Timeouts for Streaming Expressions can be configured with the socketTimeout and connTimeout startup parameters.

Elements of the Language

Stream Sources

Stream sources originate streams. There are rich set of searching, sampling and aggregation stream sources to choose from.

A full reference to all available source expressions is available in Stream Source Reference.

Stream Decorators

Stream decorators wrap stream sources and other stream decorators to transform a stream.

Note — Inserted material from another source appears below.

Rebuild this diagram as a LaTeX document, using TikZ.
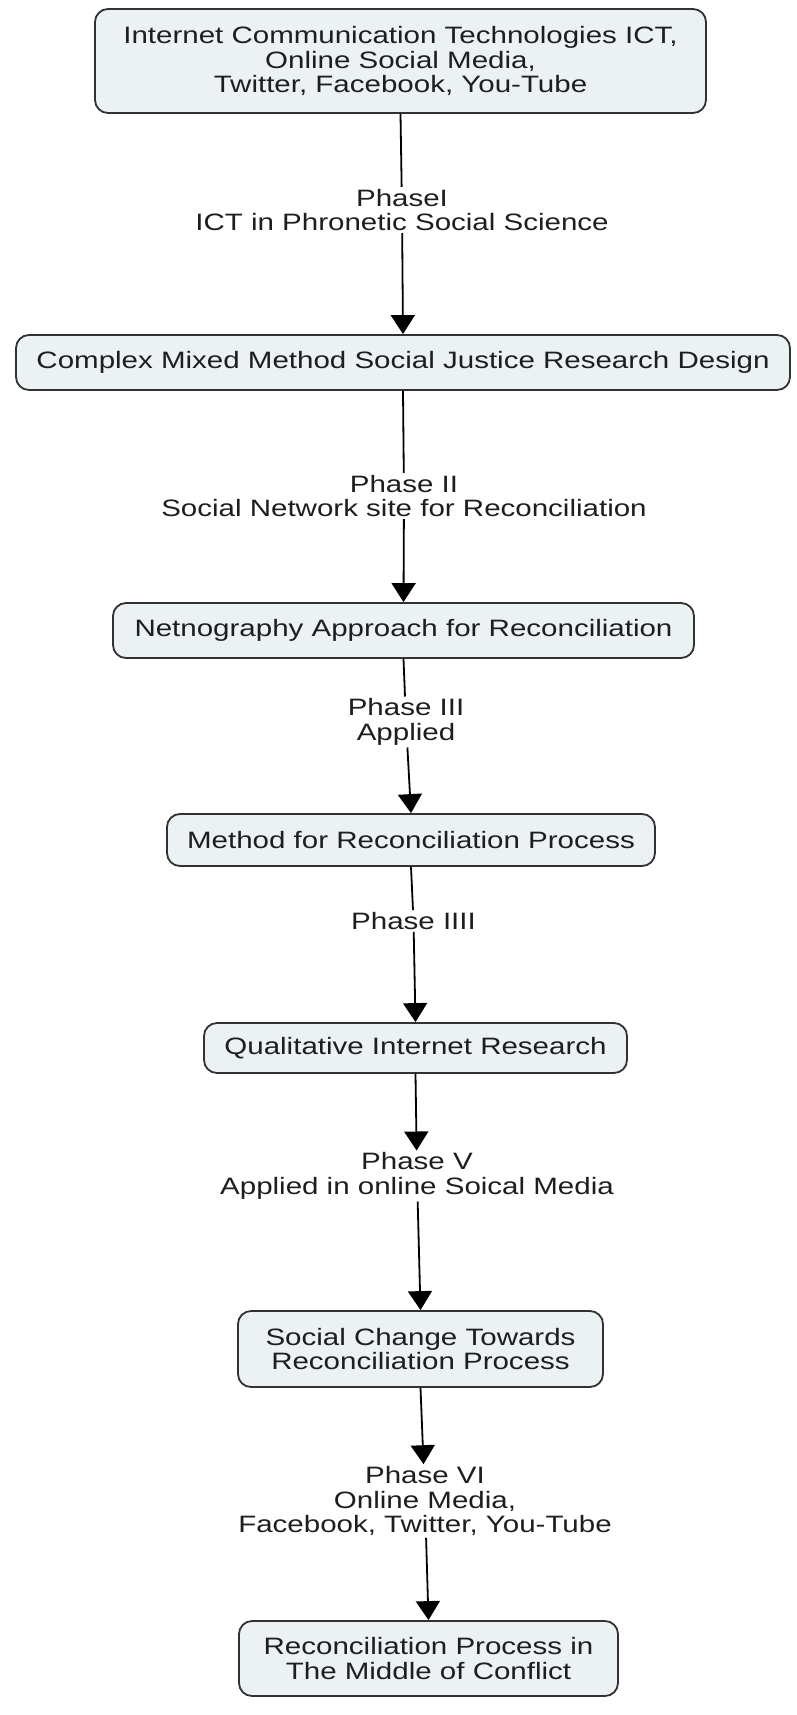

A full reference to all available decorator expressions is available in Stream Decorator Reference.

Math Expressions

Math expressions are a vector and matrix math library that can be combined with streaming expressions to perform analysis and build mathematical models of the result sets. From a language standpoint math expressions are a sub-language of streaming expressions that don’t return streams of tuples. Instead, they operate on and return numbers, vectors, matrices and mathematical models. The documentation will show how to combine streaming expressions and math expressions.

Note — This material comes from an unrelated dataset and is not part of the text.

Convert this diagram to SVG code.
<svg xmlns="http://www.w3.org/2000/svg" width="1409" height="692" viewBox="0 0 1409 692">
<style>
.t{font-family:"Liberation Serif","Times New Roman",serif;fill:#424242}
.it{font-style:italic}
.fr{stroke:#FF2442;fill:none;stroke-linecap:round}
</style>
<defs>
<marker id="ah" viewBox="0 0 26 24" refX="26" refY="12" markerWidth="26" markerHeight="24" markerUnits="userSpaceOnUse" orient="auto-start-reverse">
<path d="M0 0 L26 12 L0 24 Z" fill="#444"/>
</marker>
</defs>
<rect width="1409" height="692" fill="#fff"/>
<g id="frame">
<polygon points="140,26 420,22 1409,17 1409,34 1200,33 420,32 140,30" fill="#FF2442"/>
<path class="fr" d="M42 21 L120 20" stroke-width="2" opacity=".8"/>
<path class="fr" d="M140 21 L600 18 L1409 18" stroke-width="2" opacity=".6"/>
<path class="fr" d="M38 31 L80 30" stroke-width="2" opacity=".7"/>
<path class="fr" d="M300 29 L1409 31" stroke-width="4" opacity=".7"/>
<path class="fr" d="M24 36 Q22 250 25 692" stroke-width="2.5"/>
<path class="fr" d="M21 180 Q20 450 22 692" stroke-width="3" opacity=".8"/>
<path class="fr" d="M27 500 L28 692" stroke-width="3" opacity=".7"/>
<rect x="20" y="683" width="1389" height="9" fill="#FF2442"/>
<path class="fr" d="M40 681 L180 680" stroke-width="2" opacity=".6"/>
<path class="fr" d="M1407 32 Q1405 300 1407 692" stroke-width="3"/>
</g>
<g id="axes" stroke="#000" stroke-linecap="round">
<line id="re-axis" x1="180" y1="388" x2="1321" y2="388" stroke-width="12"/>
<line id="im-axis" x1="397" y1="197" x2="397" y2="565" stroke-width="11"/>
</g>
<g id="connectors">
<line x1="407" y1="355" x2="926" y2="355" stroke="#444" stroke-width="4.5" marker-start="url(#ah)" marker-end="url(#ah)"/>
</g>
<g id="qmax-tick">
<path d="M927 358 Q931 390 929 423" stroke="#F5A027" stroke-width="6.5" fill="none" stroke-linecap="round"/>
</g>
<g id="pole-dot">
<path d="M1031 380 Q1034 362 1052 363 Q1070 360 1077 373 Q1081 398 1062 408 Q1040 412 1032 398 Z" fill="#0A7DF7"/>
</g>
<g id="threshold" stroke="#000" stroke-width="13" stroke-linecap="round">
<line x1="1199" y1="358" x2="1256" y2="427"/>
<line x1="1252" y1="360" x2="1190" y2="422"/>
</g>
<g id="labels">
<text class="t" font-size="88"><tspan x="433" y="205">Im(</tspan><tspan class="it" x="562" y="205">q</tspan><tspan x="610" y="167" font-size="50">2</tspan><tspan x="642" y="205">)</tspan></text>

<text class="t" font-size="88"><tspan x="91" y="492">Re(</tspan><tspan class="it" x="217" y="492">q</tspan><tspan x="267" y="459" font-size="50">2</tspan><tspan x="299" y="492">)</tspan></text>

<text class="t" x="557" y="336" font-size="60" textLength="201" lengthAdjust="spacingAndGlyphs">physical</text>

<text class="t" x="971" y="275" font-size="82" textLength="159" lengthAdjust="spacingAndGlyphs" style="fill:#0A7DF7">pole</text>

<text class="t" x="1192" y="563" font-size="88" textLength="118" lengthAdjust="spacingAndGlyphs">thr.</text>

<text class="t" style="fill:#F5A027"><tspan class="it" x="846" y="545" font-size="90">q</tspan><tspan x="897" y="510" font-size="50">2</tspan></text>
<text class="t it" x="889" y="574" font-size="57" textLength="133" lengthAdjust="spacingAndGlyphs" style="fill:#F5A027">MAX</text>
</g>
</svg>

The math expressions user guide is available in Streaming Expressions and Math Expressions.

From a language standpoint math expressions are referred to as stream evaluators.

A full reference to all available evaluator expressions is available in Stream Evaluator Reference.

Visualization

Visualization of both streaming expressions and math expressions is done using Apache Zeppelin and the Zeppelin-Solr Interpreter.

Visualizing Streaming expressions and setting up of Apache Zeppelin is documented in Zeppelin-Solr Interpreter.

The Streaming Expressions and Math Expressions has in depth coverage of visualization techniques.

Stream Screen

  • Stream Screen: Submit streaming expressions and see results and parsing explanations.